___ DATA RECORDS

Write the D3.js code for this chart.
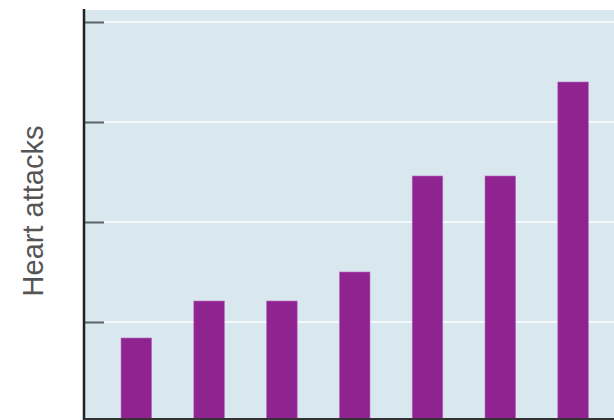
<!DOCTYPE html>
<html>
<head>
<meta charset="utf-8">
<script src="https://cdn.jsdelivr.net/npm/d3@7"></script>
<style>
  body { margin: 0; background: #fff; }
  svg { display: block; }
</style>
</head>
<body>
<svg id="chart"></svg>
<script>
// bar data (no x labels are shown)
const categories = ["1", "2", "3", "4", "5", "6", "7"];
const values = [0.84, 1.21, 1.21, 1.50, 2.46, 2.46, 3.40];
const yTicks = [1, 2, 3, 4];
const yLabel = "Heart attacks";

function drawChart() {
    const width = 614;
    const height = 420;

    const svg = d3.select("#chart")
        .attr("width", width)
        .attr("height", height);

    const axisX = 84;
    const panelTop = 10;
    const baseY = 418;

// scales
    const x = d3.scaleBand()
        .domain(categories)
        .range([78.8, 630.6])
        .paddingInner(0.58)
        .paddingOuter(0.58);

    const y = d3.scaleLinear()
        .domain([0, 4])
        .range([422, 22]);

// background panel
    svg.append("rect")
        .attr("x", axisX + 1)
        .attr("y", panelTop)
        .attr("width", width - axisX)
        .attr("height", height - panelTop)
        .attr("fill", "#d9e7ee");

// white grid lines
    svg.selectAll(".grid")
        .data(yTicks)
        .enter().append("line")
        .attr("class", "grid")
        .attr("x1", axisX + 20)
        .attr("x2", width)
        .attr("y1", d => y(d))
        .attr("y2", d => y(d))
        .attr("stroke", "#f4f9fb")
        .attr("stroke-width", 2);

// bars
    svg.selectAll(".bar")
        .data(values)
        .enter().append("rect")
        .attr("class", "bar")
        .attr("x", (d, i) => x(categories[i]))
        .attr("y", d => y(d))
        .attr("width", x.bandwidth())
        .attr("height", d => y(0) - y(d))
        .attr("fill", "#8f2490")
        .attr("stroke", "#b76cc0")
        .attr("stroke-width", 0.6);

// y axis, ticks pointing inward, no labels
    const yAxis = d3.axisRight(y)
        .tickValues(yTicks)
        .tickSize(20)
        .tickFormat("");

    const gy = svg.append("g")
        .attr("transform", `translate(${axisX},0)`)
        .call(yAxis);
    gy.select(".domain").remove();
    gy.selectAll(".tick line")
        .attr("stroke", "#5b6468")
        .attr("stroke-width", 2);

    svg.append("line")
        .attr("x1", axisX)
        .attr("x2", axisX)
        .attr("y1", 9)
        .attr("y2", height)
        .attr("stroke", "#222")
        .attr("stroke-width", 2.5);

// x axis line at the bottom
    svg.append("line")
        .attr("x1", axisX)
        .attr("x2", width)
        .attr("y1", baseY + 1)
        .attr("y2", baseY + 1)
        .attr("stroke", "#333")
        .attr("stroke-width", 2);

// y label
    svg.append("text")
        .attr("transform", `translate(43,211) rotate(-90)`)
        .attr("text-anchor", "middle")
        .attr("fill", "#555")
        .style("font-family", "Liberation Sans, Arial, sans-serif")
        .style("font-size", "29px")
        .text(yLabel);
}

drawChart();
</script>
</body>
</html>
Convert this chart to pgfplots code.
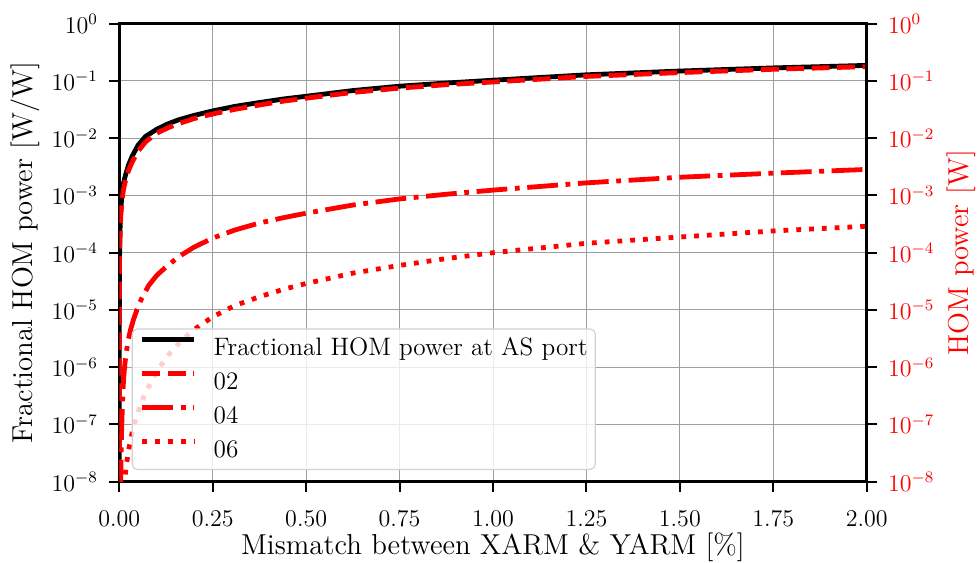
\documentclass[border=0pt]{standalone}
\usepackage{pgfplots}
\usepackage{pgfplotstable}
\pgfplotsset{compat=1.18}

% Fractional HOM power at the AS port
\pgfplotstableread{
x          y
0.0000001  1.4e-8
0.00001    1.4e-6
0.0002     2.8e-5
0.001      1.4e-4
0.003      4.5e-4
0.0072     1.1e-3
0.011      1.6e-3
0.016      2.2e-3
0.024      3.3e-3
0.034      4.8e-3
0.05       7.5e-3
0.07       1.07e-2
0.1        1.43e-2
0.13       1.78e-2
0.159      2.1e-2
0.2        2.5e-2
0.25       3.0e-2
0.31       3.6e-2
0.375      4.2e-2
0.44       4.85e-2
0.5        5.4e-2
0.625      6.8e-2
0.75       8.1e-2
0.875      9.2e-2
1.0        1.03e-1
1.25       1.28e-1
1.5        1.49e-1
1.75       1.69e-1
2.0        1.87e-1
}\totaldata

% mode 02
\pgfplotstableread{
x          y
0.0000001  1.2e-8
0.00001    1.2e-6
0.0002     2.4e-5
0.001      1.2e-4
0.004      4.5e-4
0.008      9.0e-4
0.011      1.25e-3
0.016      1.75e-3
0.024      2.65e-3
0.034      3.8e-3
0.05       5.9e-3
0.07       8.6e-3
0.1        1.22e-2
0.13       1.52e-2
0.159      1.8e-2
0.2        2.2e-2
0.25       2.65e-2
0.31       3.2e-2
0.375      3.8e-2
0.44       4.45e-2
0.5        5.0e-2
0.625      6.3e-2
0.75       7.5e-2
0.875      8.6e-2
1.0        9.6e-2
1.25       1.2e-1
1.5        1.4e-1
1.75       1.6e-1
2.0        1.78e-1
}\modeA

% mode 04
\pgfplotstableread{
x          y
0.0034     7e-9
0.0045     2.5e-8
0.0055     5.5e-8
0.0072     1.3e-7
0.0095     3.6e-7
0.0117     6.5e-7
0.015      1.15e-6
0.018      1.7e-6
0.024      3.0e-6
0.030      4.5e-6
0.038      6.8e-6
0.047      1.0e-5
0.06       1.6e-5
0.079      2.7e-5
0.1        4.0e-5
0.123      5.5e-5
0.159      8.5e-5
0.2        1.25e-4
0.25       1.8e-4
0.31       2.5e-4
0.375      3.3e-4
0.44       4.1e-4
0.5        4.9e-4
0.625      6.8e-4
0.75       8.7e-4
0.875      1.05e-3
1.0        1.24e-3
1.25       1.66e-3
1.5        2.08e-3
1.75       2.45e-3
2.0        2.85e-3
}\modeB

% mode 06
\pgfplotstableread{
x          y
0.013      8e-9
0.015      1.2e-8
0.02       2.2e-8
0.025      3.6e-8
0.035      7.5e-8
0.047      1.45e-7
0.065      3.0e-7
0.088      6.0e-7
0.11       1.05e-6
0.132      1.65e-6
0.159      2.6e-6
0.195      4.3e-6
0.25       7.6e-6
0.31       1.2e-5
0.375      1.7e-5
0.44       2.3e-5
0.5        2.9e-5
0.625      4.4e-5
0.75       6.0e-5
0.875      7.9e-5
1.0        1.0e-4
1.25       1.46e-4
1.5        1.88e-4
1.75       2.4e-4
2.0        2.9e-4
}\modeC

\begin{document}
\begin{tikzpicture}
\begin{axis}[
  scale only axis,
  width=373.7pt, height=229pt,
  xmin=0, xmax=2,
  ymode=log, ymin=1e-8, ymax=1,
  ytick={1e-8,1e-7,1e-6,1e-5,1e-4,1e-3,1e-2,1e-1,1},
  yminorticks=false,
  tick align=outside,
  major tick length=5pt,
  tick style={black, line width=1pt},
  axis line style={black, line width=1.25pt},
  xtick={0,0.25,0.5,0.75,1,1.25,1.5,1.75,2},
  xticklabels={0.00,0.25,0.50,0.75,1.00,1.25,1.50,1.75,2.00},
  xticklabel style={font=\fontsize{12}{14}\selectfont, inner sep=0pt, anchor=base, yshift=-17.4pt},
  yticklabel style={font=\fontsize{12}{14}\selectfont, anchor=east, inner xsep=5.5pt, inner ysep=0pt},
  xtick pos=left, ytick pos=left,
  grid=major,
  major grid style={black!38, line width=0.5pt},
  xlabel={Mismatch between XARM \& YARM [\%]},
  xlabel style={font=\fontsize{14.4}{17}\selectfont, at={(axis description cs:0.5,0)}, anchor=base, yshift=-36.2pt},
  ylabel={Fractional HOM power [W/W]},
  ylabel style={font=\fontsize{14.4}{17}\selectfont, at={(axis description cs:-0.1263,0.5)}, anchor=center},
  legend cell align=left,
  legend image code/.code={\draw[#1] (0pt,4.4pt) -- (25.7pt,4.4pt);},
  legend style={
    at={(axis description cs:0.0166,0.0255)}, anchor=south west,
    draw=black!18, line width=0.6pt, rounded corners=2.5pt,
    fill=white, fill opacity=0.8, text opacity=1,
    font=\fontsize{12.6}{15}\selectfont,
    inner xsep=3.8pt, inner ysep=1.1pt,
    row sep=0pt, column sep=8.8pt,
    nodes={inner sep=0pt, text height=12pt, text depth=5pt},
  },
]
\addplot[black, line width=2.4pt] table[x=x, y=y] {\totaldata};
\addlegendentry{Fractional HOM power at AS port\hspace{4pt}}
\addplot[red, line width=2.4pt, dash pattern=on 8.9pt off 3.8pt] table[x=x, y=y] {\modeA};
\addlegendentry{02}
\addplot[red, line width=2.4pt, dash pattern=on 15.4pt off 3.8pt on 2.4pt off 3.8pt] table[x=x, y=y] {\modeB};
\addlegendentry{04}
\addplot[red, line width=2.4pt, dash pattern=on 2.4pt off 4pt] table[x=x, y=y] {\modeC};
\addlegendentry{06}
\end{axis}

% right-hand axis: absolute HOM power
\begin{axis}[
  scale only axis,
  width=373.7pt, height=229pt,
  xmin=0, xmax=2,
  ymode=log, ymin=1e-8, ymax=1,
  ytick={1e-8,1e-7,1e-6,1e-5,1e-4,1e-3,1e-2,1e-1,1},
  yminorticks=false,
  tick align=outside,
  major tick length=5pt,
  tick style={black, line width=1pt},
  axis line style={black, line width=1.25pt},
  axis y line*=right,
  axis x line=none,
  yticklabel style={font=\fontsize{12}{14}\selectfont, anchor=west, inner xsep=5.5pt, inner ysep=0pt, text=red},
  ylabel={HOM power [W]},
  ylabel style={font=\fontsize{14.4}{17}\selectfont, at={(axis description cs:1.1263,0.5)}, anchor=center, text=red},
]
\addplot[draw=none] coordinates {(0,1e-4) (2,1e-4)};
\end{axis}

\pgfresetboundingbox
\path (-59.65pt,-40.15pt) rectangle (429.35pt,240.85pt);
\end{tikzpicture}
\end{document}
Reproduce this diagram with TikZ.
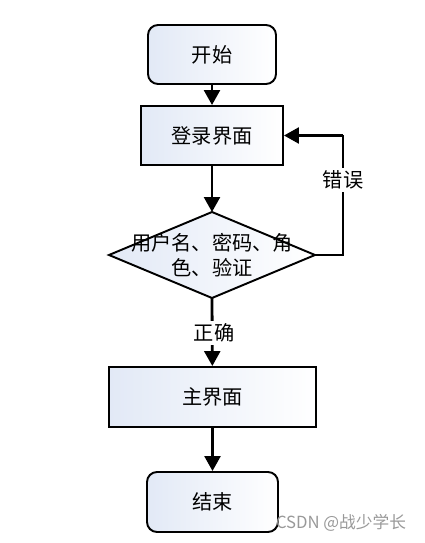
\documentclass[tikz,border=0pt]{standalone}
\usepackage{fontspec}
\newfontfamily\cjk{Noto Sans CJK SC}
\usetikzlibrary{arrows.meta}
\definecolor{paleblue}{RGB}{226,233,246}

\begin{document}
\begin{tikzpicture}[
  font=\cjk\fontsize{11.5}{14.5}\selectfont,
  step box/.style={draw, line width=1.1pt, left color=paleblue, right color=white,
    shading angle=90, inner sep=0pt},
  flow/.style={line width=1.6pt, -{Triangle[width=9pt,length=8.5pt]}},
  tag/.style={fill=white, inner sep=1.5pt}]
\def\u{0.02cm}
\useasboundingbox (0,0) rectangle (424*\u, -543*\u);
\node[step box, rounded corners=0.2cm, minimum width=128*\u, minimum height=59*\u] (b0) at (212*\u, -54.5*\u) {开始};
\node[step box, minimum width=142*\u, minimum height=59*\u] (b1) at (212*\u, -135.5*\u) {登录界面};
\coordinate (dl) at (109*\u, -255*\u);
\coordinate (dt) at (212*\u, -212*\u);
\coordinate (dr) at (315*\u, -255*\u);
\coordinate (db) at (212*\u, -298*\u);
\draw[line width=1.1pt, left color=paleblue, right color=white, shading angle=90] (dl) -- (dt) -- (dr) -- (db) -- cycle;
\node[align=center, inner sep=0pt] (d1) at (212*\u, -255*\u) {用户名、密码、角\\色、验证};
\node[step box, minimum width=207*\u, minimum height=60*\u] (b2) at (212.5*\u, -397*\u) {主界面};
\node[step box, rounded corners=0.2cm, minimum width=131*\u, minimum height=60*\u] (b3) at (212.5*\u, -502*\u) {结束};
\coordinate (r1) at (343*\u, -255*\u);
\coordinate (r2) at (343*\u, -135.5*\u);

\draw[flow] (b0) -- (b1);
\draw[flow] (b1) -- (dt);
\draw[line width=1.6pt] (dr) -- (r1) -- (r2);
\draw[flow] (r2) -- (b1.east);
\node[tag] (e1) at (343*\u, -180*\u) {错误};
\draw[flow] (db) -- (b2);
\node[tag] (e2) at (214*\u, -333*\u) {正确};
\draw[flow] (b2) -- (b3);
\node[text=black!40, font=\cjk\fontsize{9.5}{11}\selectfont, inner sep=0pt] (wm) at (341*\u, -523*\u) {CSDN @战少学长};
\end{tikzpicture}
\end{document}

______

In the entries above, find the lines containing the word "this" and say how many there are, with no other words.

3